Uno de los principios básicos del pensamiento de Francisco es que el bien es superior a la verdad. En un país como dominicana, donde las personas por naturaleza son de color mestizo, hay en la cultura popular una línea imaginaria bien definida que separa al negro haitiano del nacional. Sin dudas, entre las causas hay un trasfondo histórico, el dolor por una invasión de hace más de cien años, la continua fuga fronteriza conceptualizada por medios monetizadores del odio como “nueva invasión” que, de facto, convierte a quien por naturaleza es un vecino en un enemigo por su “adn” criminal.
La arquitectura que propone el Papa como propuesta de diseño para nuestra Iglesia dominicana nos interpela a centrarnos en una conversión al prójimo (Fratelli tutti), al hombre oprimido, a la clase social expoliada, a la raza despreciada, al país colapsado (Haití) al que nadie desea tocar. Los católicos dominicanos podemos pasar de largo, sin tratar de voltear a ver la miseria que nos llama, o detenernos ―recordemos Sudán― un segundo y estirar la mano para tomar la ofrenda de un pueblo que podemos ser nosotros mismos el día de mañana.
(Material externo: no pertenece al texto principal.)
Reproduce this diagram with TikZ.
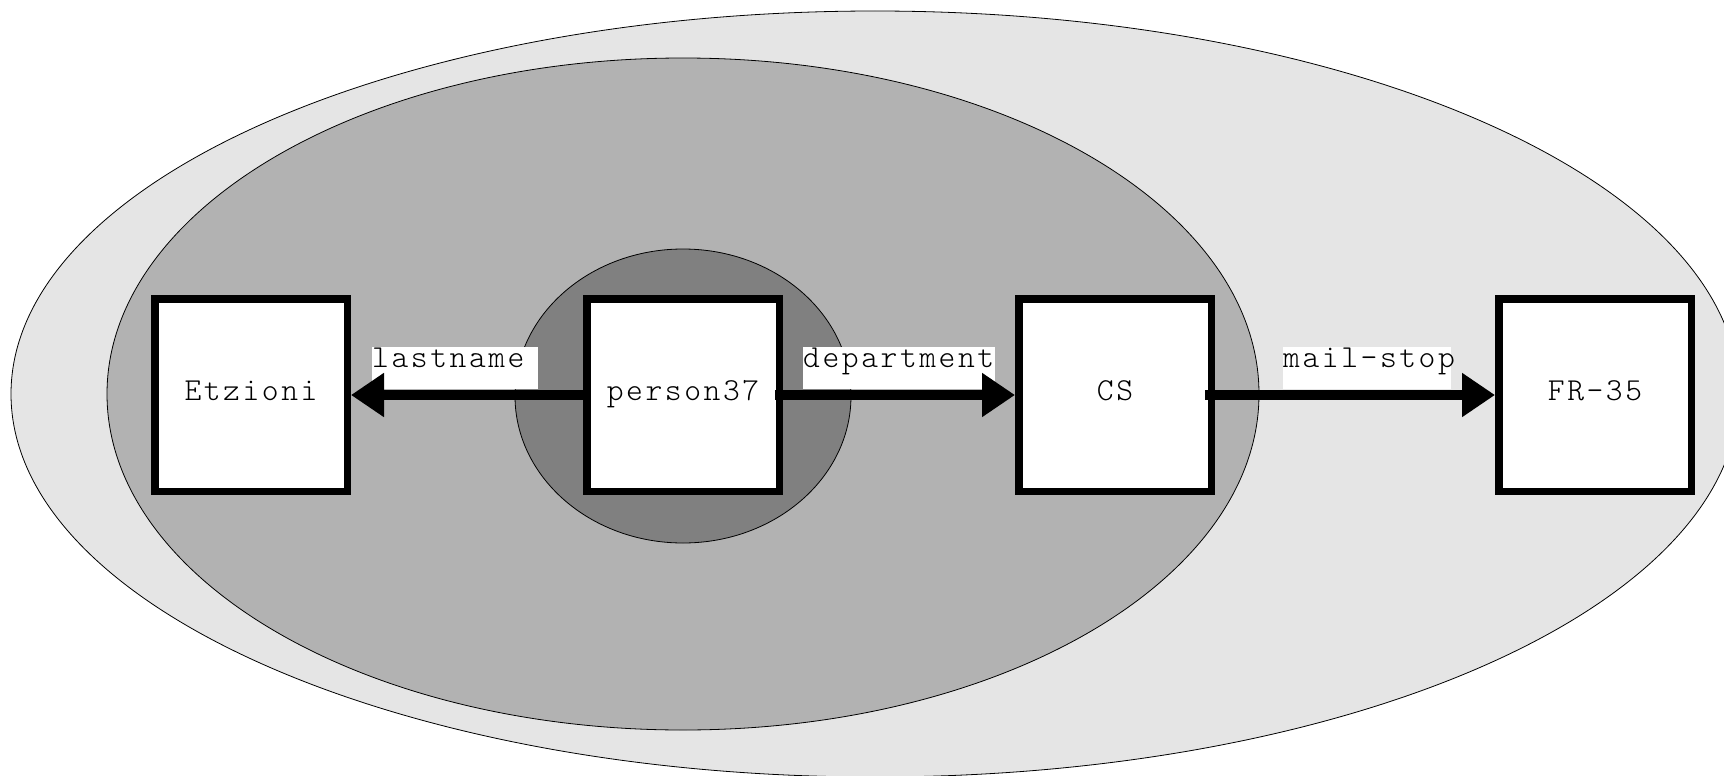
\documentclass[tikz,border=0pt]{standalone}
\usepackage{fontspec}
\setmonofont{Latin Modern Mono Light}[LetterSpace=8]
\usetikzlibrary{arrows.meta,positioning}

\begin{document}
\begin{tikzpicture}[
	x=1pt, y=-1pt,
	font=\ttfamily\fontsize{32}{36}\selectfont,
	node distance=232pt,
	obj/.style={draw, line width=7.5pt, fill=white, minimum size=192.5pt, inner sep=0pt, text height=18pt, text depth=8pt},
	lbl/.style={fill=white, inner sep=0pt, anchor=north west, align=left, text height=20pt, text depth=22pt},
	ln/.style={line width=10pt, -{Triangle[length=33pt, width=42pt]}},
	set/.style={draw=black, line width=0.8pt},
	]
\clip (0,0) rectangle (1724,776);
% nested sets
\path [set, fill=black!10] (875,394) ellipse [x radius=864pt, y radius=383pt];
\path [set, fill=black!30] (683,394) ellipse [x radius=576pt, y radius=336pt];
\path [set, fill=black!50] (683,396) ellipse [x radius=168pt, y radius=147pt];
% objects
\node [obj] (person37) at (683,395) {person37};
\node [obj, left=of person37] (etzioni) {Etzioni};
\node [obj, right=of person37] (cs) {CS};
\node [obj, right=280pt of cs] (fr35) {FR-35};
% attribute names
\node [lbl, text width=166pt] (lastname) at ([xshift=21pt, yshift=48pt]etzioni.east) {lastname};
\node [lbl, text width=192pt] (department) at ([xshift=20pt, yshift=48pt]person37.east) {department};
\node [lbl, text width=168pt] (mailstop) at ([xshift=68pt, yshift=48pt]cs.east) {mail-stop};
% attributes
\draw [ln] (person37.west) -- (etzioni.east);
\draw [ln] ([xshift=-8pt]person37.east) -- (cs.west);
\draw [ln] ([xshift=-10pt]cs.east) -- (fr35.west);
\end{tikzpicture}
\end{document}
Siempre que señalamos a una persona con un dedo quedan cuatro de la mano apuntando hacia nosotros. Vivimos en la era del “me gusta”. No hay un botón de “no me gusta” en Facebook, y tampoco en nuestras vidas. Como no nos gusta la realidad haitiana, tratamos de alejarla de nuestro contexto, pero, por mucho que intentemos apartar la cámara de esa imagen, el foco vuelve a enfocar ahí y una frontera como Dajabón sigue extendiéndonos una mano abierta que ofrece muchas vidas, y eso nos interpela. Entre los hitos de Francisco resalta la Iglesia “en salida” (EG 20), que a su vez es una invitación a repensar todas nuestras estructuras en pos de cambiar esa cultura del descarte que primerea muchas veces en la cotidianidad del trato a quien es también nuestro prójimo más cercano.
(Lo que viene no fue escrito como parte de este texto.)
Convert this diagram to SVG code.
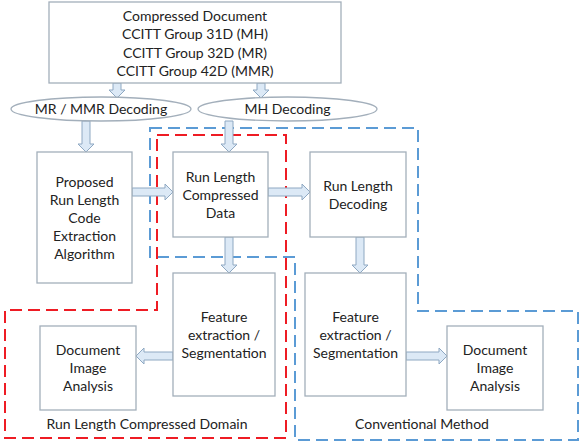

Mons. Edson Damian, un obispo que ha estado trabajando por mucho tiempo en una frontera cultural de la humanidad como la Amazonía, apuntó: “La vida no es un capital que hay que acumular, sino un don de Dios que hay que compartir al servicio de los hermanos, para que todos tengan vida”. Es lamentable cuando escuchamos a diversos actores del tejido social dominicano hablar de la construcción de un muro en la frontera haitiano-dominicana para frenar la migración. La arquitectura del Papa Francisco es alérgica a ese tipo de ideología, pues luego esos mismos “materiales” pueden encerrar a quienes los pusieron.
Hace poco, en una eucaristía en Santo Domingo, un señor mayor se acercó en el momento de la paz al altar para darle la mano a una joven haitiana que estaba acolitando. A mi esposa, que muchas veces ―como yo― ha sido presa de esa filosofía racial que nos hace sentirnos diferente del otro, esa imagen la hizo llorar antes de comulgar profundamente. Nosotros, que somos un joven matrimonio de católicos cubanos en esta tierra, comprendimos, en primera persona, que gestos como ese, o el del Papa en Sudán, marcan los compases de un camino que devuelve al pobre ―al haitiano― su lugar como sujeto histórico preferido de Jesús. Sin dudas, esa imagen de un dominicano de clase alta abrazando en el altar a una migrante haitiana nos hizo sentirnos, por un segundo, observadores de la arquitectura del Papa Francisco.